WRITTEN TASK: Repeat each line of the material exactly.

STORED DATA:
§

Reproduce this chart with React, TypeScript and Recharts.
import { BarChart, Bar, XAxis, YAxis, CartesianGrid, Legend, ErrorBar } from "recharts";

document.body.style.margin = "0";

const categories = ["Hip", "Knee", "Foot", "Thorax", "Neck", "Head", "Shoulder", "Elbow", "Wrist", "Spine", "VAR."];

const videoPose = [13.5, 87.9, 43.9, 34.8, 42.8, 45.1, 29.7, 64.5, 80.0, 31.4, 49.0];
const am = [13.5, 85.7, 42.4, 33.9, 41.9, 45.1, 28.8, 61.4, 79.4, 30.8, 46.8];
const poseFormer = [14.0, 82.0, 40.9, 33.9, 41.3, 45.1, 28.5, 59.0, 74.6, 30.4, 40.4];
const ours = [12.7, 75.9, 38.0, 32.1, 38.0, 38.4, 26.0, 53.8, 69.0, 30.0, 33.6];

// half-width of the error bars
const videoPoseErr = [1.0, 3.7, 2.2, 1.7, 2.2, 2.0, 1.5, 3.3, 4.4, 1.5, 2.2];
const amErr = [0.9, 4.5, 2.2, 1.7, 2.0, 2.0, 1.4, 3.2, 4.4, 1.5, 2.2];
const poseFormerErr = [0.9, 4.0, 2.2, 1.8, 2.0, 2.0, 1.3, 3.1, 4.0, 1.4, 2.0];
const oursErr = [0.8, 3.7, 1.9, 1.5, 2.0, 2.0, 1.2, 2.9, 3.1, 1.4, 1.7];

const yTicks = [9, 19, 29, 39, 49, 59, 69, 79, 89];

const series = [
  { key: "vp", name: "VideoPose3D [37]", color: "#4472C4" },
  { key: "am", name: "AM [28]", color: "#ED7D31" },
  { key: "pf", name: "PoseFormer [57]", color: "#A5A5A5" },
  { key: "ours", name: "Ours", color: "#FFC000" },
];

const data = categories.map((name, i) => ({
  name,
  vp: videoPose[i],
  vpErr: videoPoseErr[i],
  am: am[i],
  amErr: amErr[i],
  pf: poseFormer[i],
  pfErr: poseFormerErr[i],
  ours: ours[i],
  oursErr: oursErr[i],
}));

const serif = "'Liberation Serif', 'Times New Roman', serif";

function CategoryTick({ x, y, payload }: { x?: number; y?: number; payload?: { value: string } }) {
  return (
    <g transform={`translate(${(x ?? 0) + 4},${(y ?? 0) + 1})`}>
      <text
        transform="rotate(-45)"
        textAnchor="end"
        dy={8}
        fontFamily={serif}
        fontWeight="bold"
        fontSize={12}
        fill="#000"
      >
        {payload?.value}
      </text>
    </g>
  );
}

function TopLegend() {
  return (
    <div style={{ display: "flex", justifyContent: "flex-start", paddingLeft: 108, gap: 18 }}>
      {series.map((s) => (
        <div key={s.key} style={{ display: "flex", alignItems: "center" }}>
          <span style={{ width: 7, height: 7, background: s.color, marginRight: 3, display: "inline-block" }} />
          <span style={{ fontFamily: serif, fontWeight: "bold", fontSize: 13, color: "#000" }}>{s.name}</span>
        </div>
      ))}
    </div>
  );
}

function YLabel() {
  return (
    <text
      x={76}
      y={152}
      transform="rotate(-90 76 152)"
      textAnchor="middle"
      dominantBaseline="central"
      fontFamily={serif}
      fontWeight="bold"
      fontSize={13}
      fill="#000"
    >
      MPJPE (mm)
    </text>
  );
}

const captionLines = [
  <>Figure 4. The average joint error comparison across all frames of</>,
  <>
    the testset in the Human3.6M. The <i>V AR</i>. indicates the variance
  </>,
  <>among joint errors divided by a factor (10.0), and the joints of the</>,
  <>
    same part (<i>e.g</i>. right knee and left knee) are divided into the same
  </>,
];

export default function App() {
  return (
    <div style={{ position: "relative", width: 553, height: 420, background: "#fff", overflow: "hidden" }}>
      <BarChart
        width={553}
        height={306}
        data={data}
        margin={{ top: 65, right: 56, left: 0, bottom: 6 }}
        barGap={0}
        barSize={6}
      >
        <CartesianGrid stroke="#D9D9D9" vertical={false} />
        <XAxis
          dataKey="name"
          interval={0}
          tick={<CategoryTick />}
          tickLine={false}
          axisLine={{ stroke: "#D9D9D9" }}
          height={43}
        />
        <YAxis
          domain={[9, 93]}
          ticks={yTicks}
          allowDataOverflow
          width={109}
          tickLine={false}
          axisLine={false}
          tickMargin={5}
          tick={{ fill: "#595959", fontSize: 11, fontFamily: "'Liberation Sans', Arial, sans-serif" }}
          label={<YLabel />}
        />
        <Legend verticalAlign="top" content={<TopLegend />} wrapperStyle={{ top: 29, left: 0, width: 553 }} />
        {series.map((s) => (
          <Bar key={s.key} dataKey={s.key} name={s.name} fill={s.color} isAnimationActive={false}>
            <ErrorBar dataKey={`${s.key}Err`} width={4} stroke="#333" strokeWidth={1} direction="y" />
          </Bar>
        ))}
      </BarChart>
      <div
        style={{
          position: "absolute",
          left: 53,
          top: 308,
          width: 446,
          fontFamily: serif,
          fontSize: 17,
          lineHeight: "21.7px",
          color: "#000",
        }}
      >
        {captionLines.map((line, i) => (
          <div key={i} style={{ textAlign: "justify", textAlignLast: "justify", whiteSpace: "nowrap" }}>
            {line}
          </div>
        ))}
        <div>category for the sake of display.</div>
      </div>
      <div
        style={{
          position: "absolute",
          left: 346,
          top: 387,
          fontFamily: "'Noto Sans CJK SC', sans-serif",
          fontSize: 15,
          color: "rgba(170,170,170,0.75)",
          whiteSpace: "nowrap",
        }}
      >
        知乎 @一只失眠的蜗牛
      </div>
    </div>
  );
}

§

THE COMPLETED TASK:
Reproduce this chart with React, TypeScript and Recharts.
import { BarChart, Bar, XAxis, YAxis, CartesianGrid, Legend, ErrorBar } from "recharts";

document.body.style.margin = "0";

const categories = ["Hip", "Knee", "Foot", "Thorax", "Neck", "Head", "Shoulder", "Elbow", "Wrist", "Spine", "VAR."];

const videoPose = [13.5, 87.9, 43.9, 34.8, 42.8, 45.1, 29.7, 64.5, 80.0, 31.4, 49.0];
const am = [13.5, 85.7, 42.4, 33.9, 41.9, 45.1, 28.8, 61.4, 79.4, 30.8, 46.8];
const poseFormer = [14.0, 82.0, 40.9, 33.9, 41.3, 45.1, 28.5, 59.0, 74.6, 30.4, 40.4];
const ours = [12.7, 75.9, 38.0, 32.1, 38.0, 38.4, 26.0, 53.8, 69.0, 30.0, 33.6];

// half-width of the error bars
const videoPoseErr = [1.0, 3.7, 2.2, 1.7, 2.2, 2.0, 1.5, 3.3, 4.4, 1.5, 2.2];
const amErr = [0.9, 4.5, 2.2, 1.7, 2.0, 2.0, 1.4, 3.2, 4.4, 1.5, 2.2];
const poseFormerErr = [0.9, 4.0, 2.2, 1.8, 2.0, 2.0, 1.3, 3.1, 4.0, 1.4, 2.0];
const oursErr = [0.8, 3.7, 1.9, 1.5, 2.0, 2.0, 1.2, 2.9, 3.1, 1.4, 1.7];

const yTicks = [9, 19, 29, 39, 49, 59, 69, 79, 89];

const series = [
  { key: "vp", name: "VideoPose3D [37]", color: "#4472C4" },
  { key: "am", name: "AM [28]", color: "#ED7D31" },
  { key: "pf", name: "PoseFormer [57]", color: "#A5A5A5" },
  { key: "ours", name: "Ours", color: "#FFC000" },
];

const data = categories.map((name, i) => ({
  name,
  vp: videoPose[i],
  vpErr: videoPoseErr[i],
  am: am[i],
  amErr: amErr[i],
  pf: poseFormer[i],
  pfErr: poseFormerErr[i],
  ours: ours[i],
  oursErr: oursErr[i],
}));

const serif = "'Liberation Serif', 'Times New Roman', serif";

function CategoryTick({ x, y, payload }: { x?: number; y?: number; payload?: { value: string } }) {
  return (
    <g transform={`translate(${(x ?? 0) + 4},${(y ?? 0) + 1})`}>
      <text
        transform="rotate(-45)"
        textAnchor="end"
        dy={8}
        fontFamily={serif}
        fontWeight="bold"
        fontSize={12}
        fill="#000"
      >
        {payload?.value}
      </text>
    </g>
  );
}

function TopLegend() {
  return (
    <div style={{ display: "flex", justifyContent: "flex-start", paddingLeft: 108, gap: 18 }}>
      {series.map((s) => (
        <div key={s.key} style={{ display: "flex", alignItems: "center" }}>
          <span style={{ width: 7, height: 7, background: s.color, marginRight: 3, display: "inline-block" }} />
          <span style={{ fontFamily: serif, fontWeight: "bold", fontSize: 13, color: "#000" }}>{s.name}</span>
        </div>
      ))}
    </div>
  );
}

function YLabel() {
  return (
    <text
      x={76}
      y={152}
      transform="rotate(-90 76 152)"
      textAnchor="middle"
      dominantBaseline="central"
      fontFamily={serif}
      fontWeight="bold"
      fontSize={13}
      fill="#000"
    >
      MPJPE (mm)
    </text>
  );
}

const captionLines = [
  <>Figure 4. The average joint error comparison across all frames of</>,
  <>
    the testset in the Human3.6M. The <i>V AR</i>. indicates the variance
  </>,
  <>among joint errors divided by a factor (10.0), and the joints of the</>,
  <>
    same part (<i>e.g</i>. right knee and left knee) are divided into the same
  </>,
];

export default function App() {
  return (
    <div style={{ position: "relative", width: 553, height: 420, background: "#fff", overflow: "hidden" }}>
      <BarChart
        width={553}
        height={306}
        data={data}
        margin={{ top: 65, right: 56, left: 0, bottom: 6 }}
        barGap={0}
        barSize={6}
      >
        <CartesianGrid stroke="#D9D9D9" vertical={false} />
        <XAxis
          dataKey="name"
          interval={0}
          tick={<CategoryTick />}
          tickLine={false}
          axisLine={{ stroke: "#D9D9D9" }}
          height={43}
        />
        <YAxis
          domain={[9, 93]}
          ticks={yTicks}
          allowDataOverflow
          width={109}
          tickLine={false}
          axisLine={false}
          tickMargin={5}
          tick={{ fill: "#595959", fontSize: 11, fontFamily: "'Liberation Sans', Arial, sans-serif" }}
          label={<YLabel />}
        />
        <Legend verticalAlign="top" content={<TopLegend />} wrapperStyle={{ top: 29, left: 0, width: 553 }} />
        {series.map((s) => (
          <Bar key={s.key} dataKey={s.key} name={s.name} fill={s.color} isAnimationActive={false}>
            <ErrorBar dataKey={`${s.key}Err`} width={4} stroke="#333" strokeWidth={1} direction="y" />
          </Bar>
        ))}
      </BarChart>
      <div
        style={{
          position: "absolute",
          left: 53,
          top: 308,
          width: 446,
          fontFamily: serif,
          fontSize: 17,
          lineHeight: "21.7px",
          color: "#000",
        }}
      >
        {captionLines.map((line, i) => (
          <div key={i} style={{ textAlign: "justify", textAlignLast: "justify", whiteSpace: "nowrap" }}>
            {line}
          </div>
        ))}
        <div>category for the sake of display.</div>
      </div>
      <div
        style={{
          position: "absolute",
          left: 346,
          top: 387,
          fontFamily: "'Noto Sans CJK SC', sans-serif",
          fontSize: 15,
          color: "rgba(170,170,170,0.75)",
          whiteSpace: "nowrap",
        }}
      >
        知乎 @一只失眠的蜗牛
      </div>
    </div>
  );
}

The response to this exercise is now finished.